If x=7+4√3 then find the value of x+1/x

Answer

**step1** Understanding the problem

We are given a numerical expression for 'x'. It states that 'x' is equal to 7 plus 4 times the square root of 3. Our goal is to find the total value of 'x' added to its reciprocal, which is '1 divided by x'.

**step2** Calculating the reciprocal of x

To find the value of '1 divided by x', we substitute the given expression for 'x' into the fraction. So, '1 divided by x' becomes 1 divided by (7 plus 4 times the square root of 3).

**step3** Simplifying the reciprocal

To simplify the fraction '1 divided by (7 plus 4 times the square root of 3)', we need to make the denominator a whole number. We do this by multiplying both the top (numerator) and the bottom (denominator) of the fraction by a special partner expression for the denominator. The partner for (7 plus 4 times the square root of 3) is (7 minus 4 times the square root of 3).
When we multiply the denominator: (7 plus 4 times the square root of 3) multiplied by (7 minus 4 times the square root of 3), it follows a pattern similar to multiplying (A + B) by (A - B), which always results in (A times A) minus (B times B).
Here, A is 7, and B is 4 times the square root of 3.
So, first, we calculate A times A: 7 times 7 equals 49.
Next, we calculate B times B: (4 times the square root of 3) multiplied by (4 times the square root of 3). This is (4 times 4) multiplied by (the square root of 3 times the square root of 3), which gives 16 times 3. 16 times 3 equals 48.
Now, we subtract the second result from the first: 49 minus 48 equals 1. So, the new denominator is 1.
For the numerator: We multiply 1 by (7 minus 4 times the square root of 3), which simply gives 7 minus 4 times the square root of 3.
Therefore, '1 divided by x' simplifies to (7 minus 4 times the square root of 3) divided by 1, which is just 7 minus 4 times the square root of 3.

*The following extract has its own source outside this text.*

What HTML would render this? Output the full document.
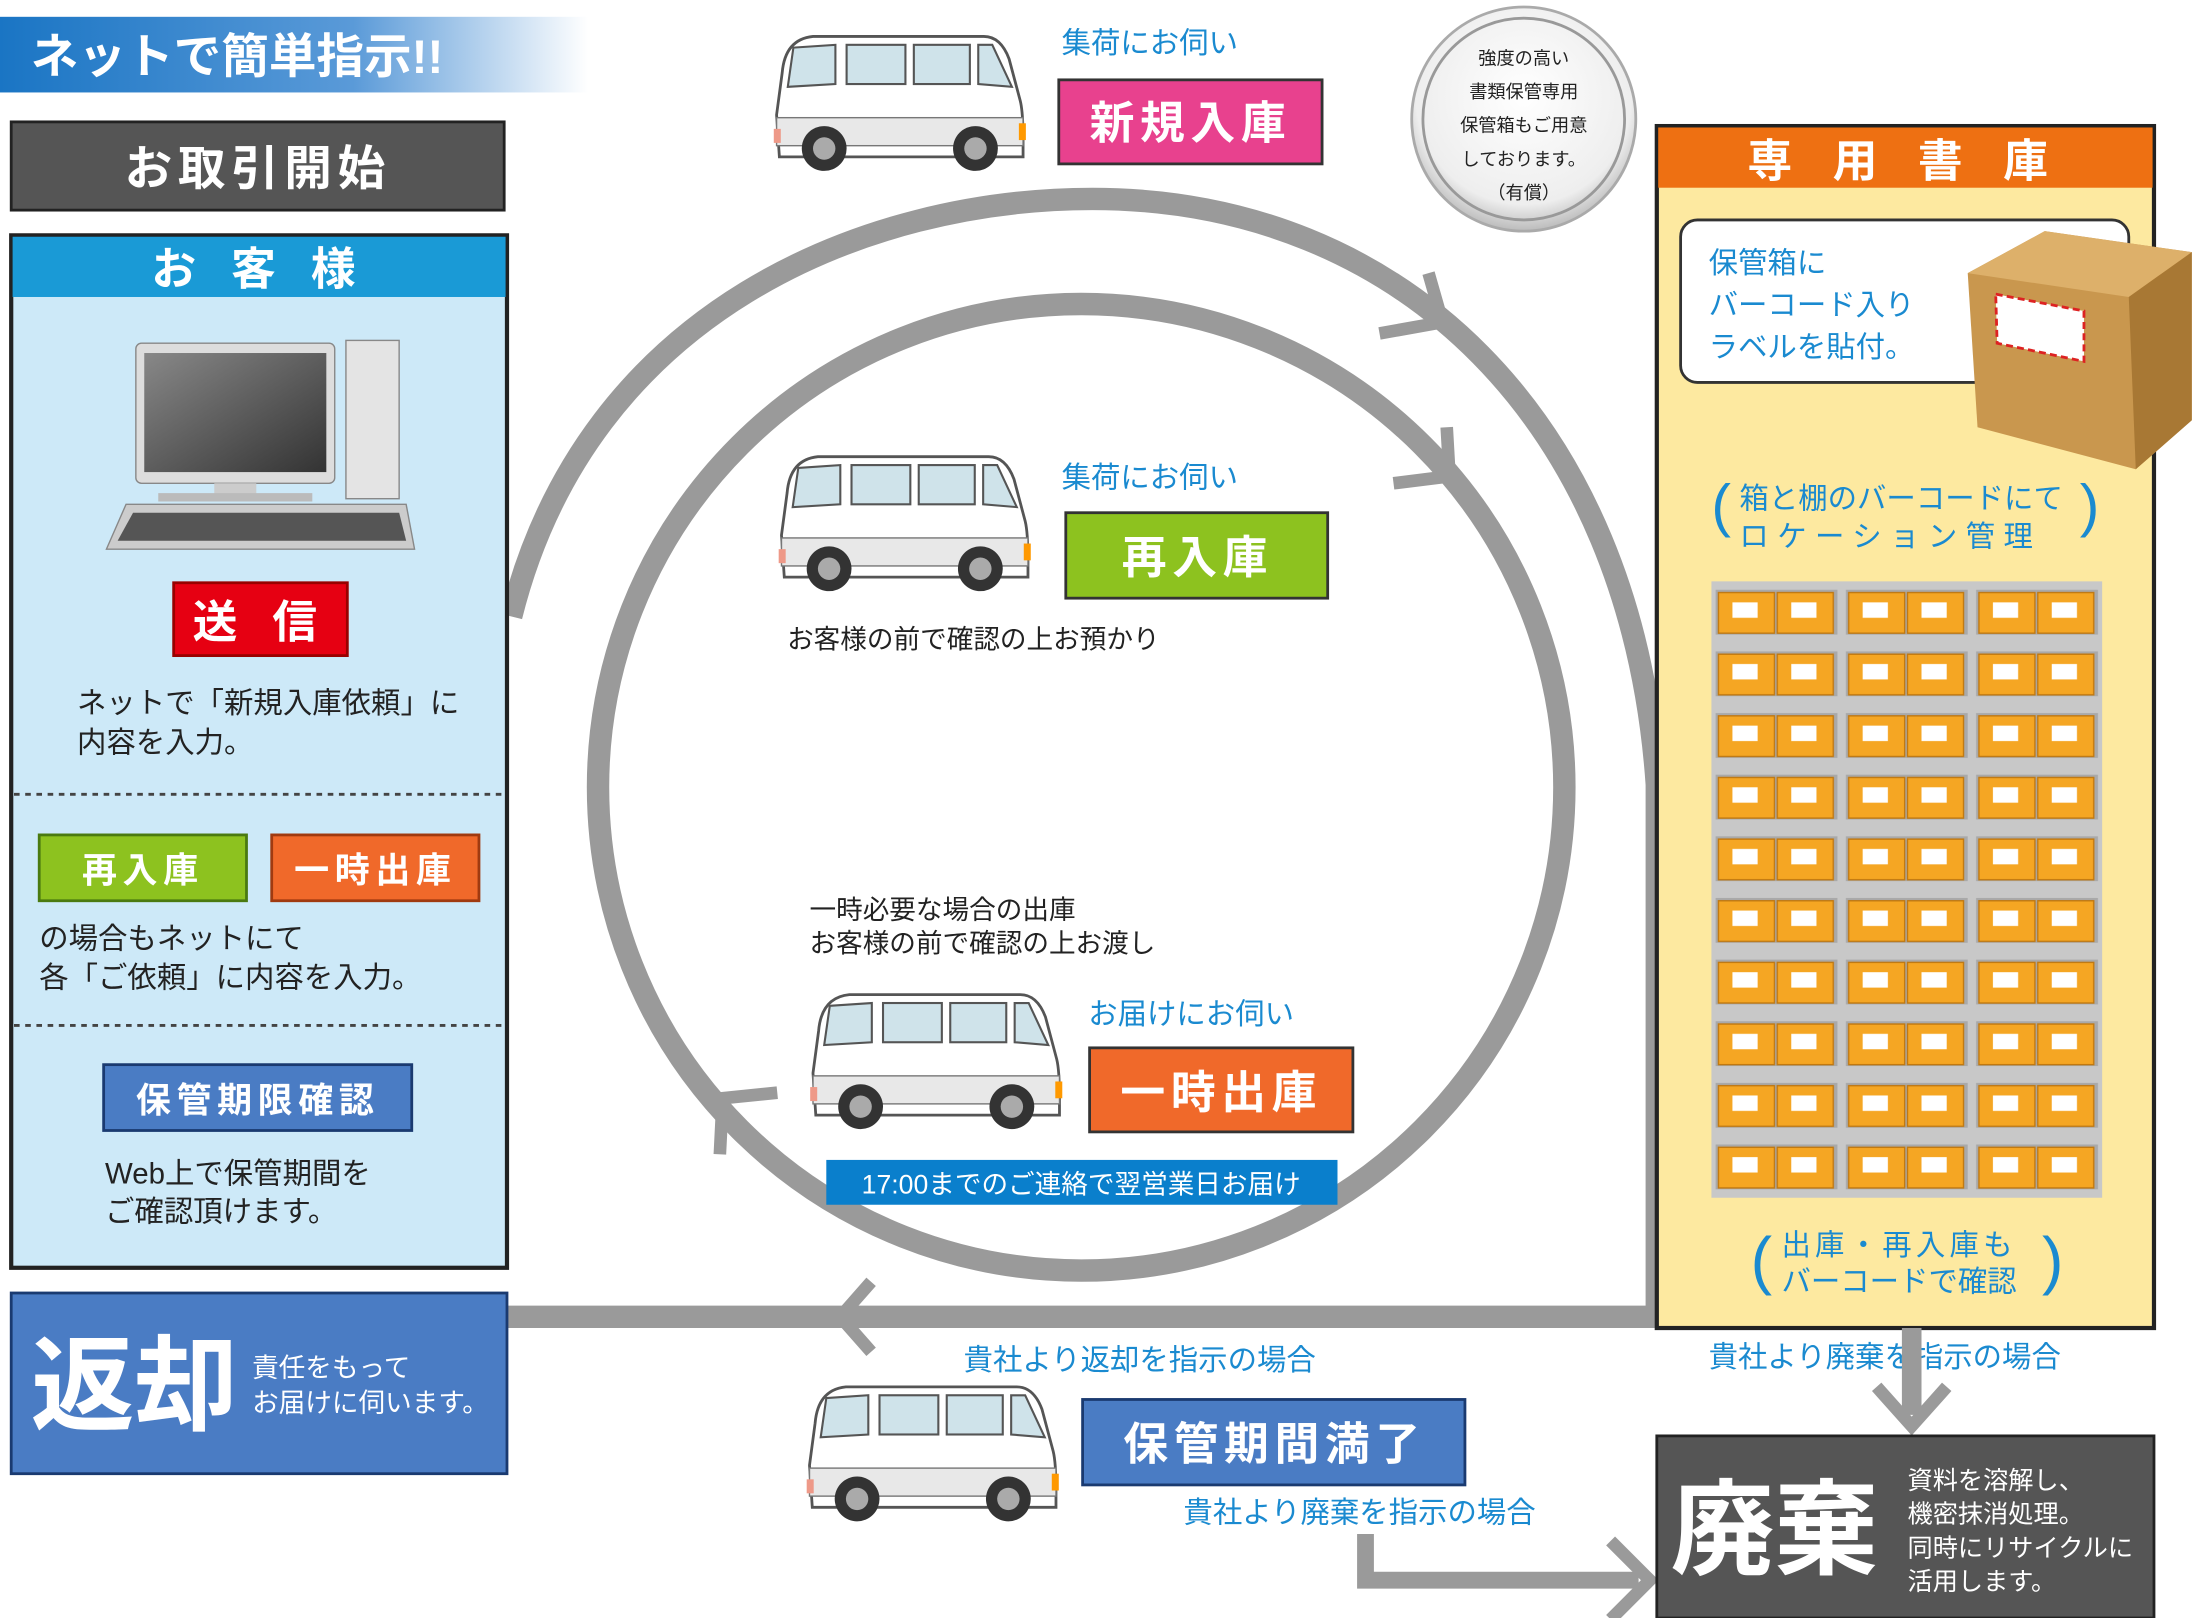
<!DOCTYPE html>
<html><head><meta charset="utf-8"><style>
html,body{margin:0;padding:0;background:#fff;}
svg{display:block;font-family:"Liberation Sans","Noto Sans CJK JP",sans-serif;}
</style></head><body>
<svg width="2196" height="1618" viewBox="0 0 1568 1155" preserveAspectRatio="none" xmlns="http://www.w3.org/2000/svg">
<defs>
<linearGradient id="bn" x1="0" x2="1"><stop offset="0" stop-color="#1a75c4"/><stop offset="0.6" stop-color="#5a9ad8"/><stop offset="1" stop-color="#fff"/></linearGradient>
<radialGradient id="st" cx="0.5" cy="0.4" r="0.6"><stop offset="0" stop-color="#fff"/><stop offset="0.8" stop-color="#eee"/><stop offset="1" stop-color="#bbb"/></radialGradient>
<linearGradient id="scr" x1="0" y1="0" x2="1" y2="1"><stop offset="0" stop-color="#888"/><stop offset="1" stop-color="#333"/></linearGradient>
<symbol id="van" viewBox="0 0 180 104">
<path d="M6 30 Q8 6 28 4 L150 4 Q162 4 168 20 L176 50 Q178 58 178 78 L178 90 L4 90 L2 60 Z" fill="#fff" stroke="#555" stroke-width="2"/>
<path d="M14 12 L44 10 L44 38 L10 40 Z" fill="#cfe3ea" stroke="#555" stroke-width="1.5"/>
<rect x="52" y="10" width="42" height="28" fill="#cfe3ea" stroke="#555" stroke-width="1.5"/>
<rect x="100" y="10" width="40" height="28" fill="#cfe3ea" stroke="#555" stroke-width="1.5"/>
<path d="M146 10 L156 10 L170 40 L146 38 Z" fill="#cfe3ea" stroke="#555" stroke-width="1.5"/>
<rect x="2" y="62" width="176" height="20" fill="#e8e8e8" stroke="#777" stroke-width="1"/>
<rect x="0" y="70" width="5" height="10" fill="#e98"/><rect x="175" y="66" width="5" height="12" fill="#f90"/>
<circle cx="36" cy="84" r="16" fill="#333"/><circle cx="36" cy="84" r="8" fill="#aaa"/>
<circle cx="144" cy="84" r="16" fill="#333"/><circle cx="144" cy="84" r="8" fill="#aaa"/>
</symbol>
<pattern id="shelf" x="1222" y="415" width="93" height="44" patternUnits="userSpaceOnUse">
<rect width="93" height="44" fill="#c8c8c8"/>
<rect x="3" y="6" width="87" height="32" fill="#a9a9a9"/>
<rect x="5" y="8" width="40" height="29" fill="#f5a623" stroke="#c07810"/>
<rect x="47" y="8" width="40" height="29" fill="#f5a623" stroke="#c07810"/>
<rect x="15" y="15" width="18" height="11" fill="#fff"/><rect x="57" y="15" width="18" height="11" fill="#fff"/>
</pattern>
</defs>

<!-- circles -->
<path d="M365 440 C420 220 620 142 780 142 C1000 142 1165 300 1183 560 L1183 940" fill="none" stroke="#9a9a9a" stroke-width="16"/>
<line x1="362" y1="940" x2="1190" y2="940" stroke="#9a9a9a" stroke-width="16"/>
<circle cx="772" cy="562" r="345" fill="none" stroke="#9a9a9a" stroke-width="16"/>
<path d="M985 238 L1030 230 L1020 195" fill="none" stroke="#9a9a9a" stroke-width="9"/>
<path d="M995 345 L1035 340 L1033 305" fill="none" stroke="#9a9a9a" stroke-width="9"/>
<path d="M514 824 L516 784 L555 780" fill="none" stroke="#9a9a9a" stroke-width="9"/>
<path d="M622 915 L600 940 L622 965" fill="none" stroke="#9a9a9a" stroke-width="9"/>

<!-- top banner -->
<rect x="0" y="12" width="420" height="54" fill="url(#bn)"/>
<text x="22" y="52" font-size="34" font-weight="bold" fill="#fff">ネットで簡単指示!!</text>
<rect x="8" y="87" width="352" height="63" fill="#555" stroke="#222" stroke-width="2"/>
<text x="184" y="132" font-size="34" font-weight="bold" fill="#fff" text-anchor="middle" letter-spacing="4">お取引開始</text>

<!-- customer panel -->
<rect x="8" y="168" width="354" height="737" fill="#cde9f8" stroke="#222" stroke-width="3"/>
<rect x="9" y="169" width="352" height="43" fill="#1a9ad6"/>
<text x="185" y="203" font-size="32" font-weight="bold" fill="#fff" text-anchor="middle" letter-spacing="8">お 客 様</text>
<rect x="97" y="245" width="142" height="100" rx="4" fill="#ddd" stroke="#888"/>
<rect x="103" y="252" width="130" height="85" fill="url(#scr)"/>
<rect x="153" y="345" width="30" height="10" fill="#ccc"/>
<rect x="113" y="352" width="110" height="6" fill="#bbb"/>
<rect x="247" y="243" width="38" height="113" fill="#e4e4e4" stroke="#888"/>
<path d="M90 360 L290 360 L296 392 L76 392 Z" fill="#ccc" stroke="#888"/>
<path d="M95 366 L285 366 L290 386 L84 386 Z" fill="#555"/>
<rect x="124" y="416" width="124" height="52" fill="#e60012" stroke="#900" stroke-width="2"/>
<text x="186" y="455" font-size="32" font-weight="bold" fill="#fff" text-anchor="middle" letter-spacing="8">送 信</text>
<text x="55" y="509" font-size="21" fill="#222">ネットで「新規入庫依頼」に</text>
<text x="55" y="537" font-size="21" fill="#222">内容を入力。</text>
<line x1="10" y1="567" x2="360" y2="567" stroke="#444" stroke-width="2" stroke-dasharray="4 4"/>
<rect x="28" y="596" width="148" height="47" fill="#8dc21f" stroke="#4a7a10" stroke-width="2"/>
<text x="102" y="630" font-size="25" font-weight="bold" fill="#fff" text-anchor="middle" letter-spacing="4">再入庫</text>
<rect x="194" y="596" width="148" height="47" fill="#f0692a" stroke="#a03a10" stroke-width="2"/>
<text x="268" y="630" font-size="25" font-weight="bold" fill="#fff" text-anchor="middle" letter-spacing="4">一時出庫</text>
<text x="28" y="677" font-size="21" fill="#222">の場合もネットにて</text>
<text x="28" y="705" font-size="21" fill="#222">各「ご依頼」に内容を入力。</text>
<line x1="10" y1="732" x2="360" y2="732" stroke="#444" stroke-width="2" stroke-dasharray="4 4"/>
<rect x="74" y="760" width="220" height="47" fill="#4a7cc4" stroke="#1a3a70" stroke-width="2"/>
<text x="184" y="794" font-size="25" font-weight="bold" fill="#fff" text-anchor="middle" letter-spacing="4">保管期限確認</text>
<text x="75" y="845" font-size="21" fill="#222">Web上で保管期間を</text>
<text x="75" y="872" font-size="21" fill="#222">ご確認頂けます。</text>

<!-- return -->
<rect x="8" y="923" width="354" height="129" fill="#4a7cc4" stroke="#1a3a70" stroke-width="2"/>
<text x="22" y="1015" font-size="74" font-weight="bold" fill="#fff">返却</text>
<text x="180" y="983" font-size="19" fill="#fff">責任をもって</text>
<text x="180" y="1008" font-size="19" fill="#fff">お届けに伺います。</text>

<!-- vans and labels -->
<use href="#van" x="552" y="22" width="181" height="104"/>
<text x="758" y="38" font-size="21" fill="#1a8ad0">集荷にお伺い</text>
<rect x="756" y="57" width="188" height="60" fill="#e8418e" stroke="#333" stroke-width="2"/>
<text x="850" y="99" font-size="32" font-weight="bold" fill="#fff" text-anchor="middle" letter-spacing="4">新規入庫</text>

<circle cx="1088" cy="85" r="80" fill="url(#st)" stroke="#aaa" stroke-width="2"/>
<circle cx="1088" cy="85" r="72" fill="none" stroke="#999" stroke-width="2"/>
<g font-size="13" fill="#222" text-anchor="middle">
<text x="1088" y="46">強度の高い</text><text x="1088" y="70">書類保管専用</text><text x="1088" y="94">保管箱もご用意</text><text x="1088" y="118">しております。</text><text x="1088" y="142">（有償）</text></g>

<use href="#van" x="555" y="322" width="182" height="104"/>
<text x="758" y="348" font-size="21" fill="#1a8ad0">集荷にお伺い</text>
<rect x="761" y="366" width="187" height="61" fill="#8dc21f" stroke="#333" stroke-width="2"/>
<text x="855" y="409" font-size="32" font-weight="bold" fill="#fff" text-anchor="middle" letter-spacing="4">再入庫</text>
<text x="562" y="463" font-size="19" fill="#222">お客様の前で確認の上お預かり</text>

<text x="578" y="656" font-size="19" fill="#222">一時必要な場合の出庫</text>
<text x="578" y="680" font-size="19" fill="#222">お客様の前で確認の上お渡し</text>
<use href="#van" x="577" y="706" width="183" height="104"/>
<text x="777" y="731" font-size="21" fill="#1a8ad0">お届けにお伺い</text>
<rect x="778" y="748" width="188" height="60" fill="#f0692a" stroke="#333" stroke-width="2"/>
<text x="872" y="791" font-size="32" font-weight="bold" fill="#fff" text-anchor="middle" letter-spacing="4">一時出庫</text>
<rect x="590" y="828" width="365" height="32" fill="#0a7fcc"/>
<text x="772" y="852" font-size="19" fill="#fff" text-anchor="middle">17:00までのご連絡で翌営業日お届け</text>

<text x="688" y="978" font-size="21" fill="#1a8ad0">貴社より返却を指示の場合</text>
<use href="#van" x="575" y="986" width="182" height="104"/>
<rect x="773" y="999" width="273" height="61" fill="#4a7cc4" stroke="#1a3a70" stroke-width="2"/>
<text x="910" y="1042" font-size="32" font-weight="bold" fill="#fff" text-anchor="middle" letter-spacing="4">保管期間満了</text>
<text x="845" y="1087" font-size="21" fill="#1a8ad0">貴社より廃棄を指示の場合</text>
<path d="M975 1095 L975 1128 L1170 1128" fill="none" stroke="#9a9a9a" stroke-width="12"/>
<path d="M1150 1100 L1178 1128 L1150 1156" fill="none" stroke="#9a9a9a" stroke-width="9"/>

<!-- right panel -->
<rect x="1183" y="90" width="355" height="858" fill="#fde9a0" stroke="#222" stroke-width="3"/>
<rect x="1184" y="91" width="353" height="43" fill="#ee7012"/>
<text x="1360" y="126" font-size="32" font-weight="bold" fill="#fff" text-anchor="middle" letter-spacing="10">専 用 書 庫</text>
<rect x="1200" y="157" width="320" height="116" rx="12" fill="#fff" stroke="#333" stroke-width="2"/>
<text x="1220" y="195" font-size="21" fill="#1a8ad0">保管箱に</text>
<text x="1220" y="225" font-size="21" fill="#1a8ad0">バーコード入り</text>
<text x="1220" y="255" font-size="21" fill="#1a8ad0">ラベルを貼付。</text>
<path d="M1405 195 L1460 165 L1565 180 L1565 300 L1525 335 L1412 305 Z" fill="#c9974e"/>
<path d="M1405 195 L1460 165 L1565 180 L1520 212 Z" fill="#ddb06a"/>
<path d="M1520 212 L1565 180 L1565 300 L1525 335 Z" fill="#a87834"/>
<path d="M1425 210 L1488 222 L1488 258 L1426 245 Z" fill="#fff" stroke="#d22" stroke-width="2" stroke-dasharray="5 3"/>
<text x="1222" y="375" font-size="42" fill="#1a8ad0">(</text>
<text x="1485" y="375" font-size="42" fill="#1a8ad0">)</text>
<text x="1242" y="363" font-size="21" fill="#1a8ad0">箱と棚のバーコードにて</text>
<text x="1242" y="390" font-size="21" fill="#1a8ad0" letter-spacing="6">ロケーション管理</text>
<rect x="1222" y="415" width="279" height="440" fill="url(#shelf)"/>
<text x="1250" y="915" font-size="46" fill="#1a8ad0">(</text>
<text x="1458" y="915" font-size="46" fill="#1a8ad0">)</text>
<text x="1272" y="896" font-size="21" fill="#1a8ad0" letter-spacing="3">出庫・再入庫も</text>
<text x="1272" y="922" font-size="21" fill="#1a8ad0">バーコードで確認</text>
<text x="1220" y="976" font-size="21" fill="#1a8ad0">貴社より廃棄を指示の場合</text>
<line x1="1365" y1="948" x2="1365" y2="1010" stroke="#9a9a9a" stroke-width="14"/>
<path d="M1340 990 L1365 1018 L1390 990" fill="none" stroke="#9a9a9a" stroke-width="9"/>

<rect x="1183" y="1025" width="355" height="130" fill="#555" stroke="#222" stroke-width="2"/>
<text x="1193" y="1118" font-size="74" font-weight="bold" fill="#fff">廃棄</text>
<g font-size="18" fill="#fff"><text x="1362" y="1063">資料を溶解し、</text><text x="1362" y="1087">機密抹消処理。</text><text x="1362" y="1111">同時にリサイクルに</text><text x="1362" y="1135">活用します。</text></g>
</svg>
</body></html>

**step4** Adding x and its reciprocal

Now we perform the final step, which is to add 'x' and '1 divided by x'.
We know that x is 7 plus 4 times the square root of 3.
We just found that '1 divided by x' is 7 minus 4 times the square root of 3.
We add these two expressions: (7 plus 4 times the square root of 3) plus (7 minus 4 times the square root of 3).
We can group the whole numbers together: 7 plus 7 equals 14.
We can group the parts involving the square root of 3 together: (4 times the square root of 3) plus (minus 4 times the square root of 3). This is like adding 4 and -4, which sums to 0. So, these parts cancel each other out.
The final sum is 14 plus 0, which equals 14.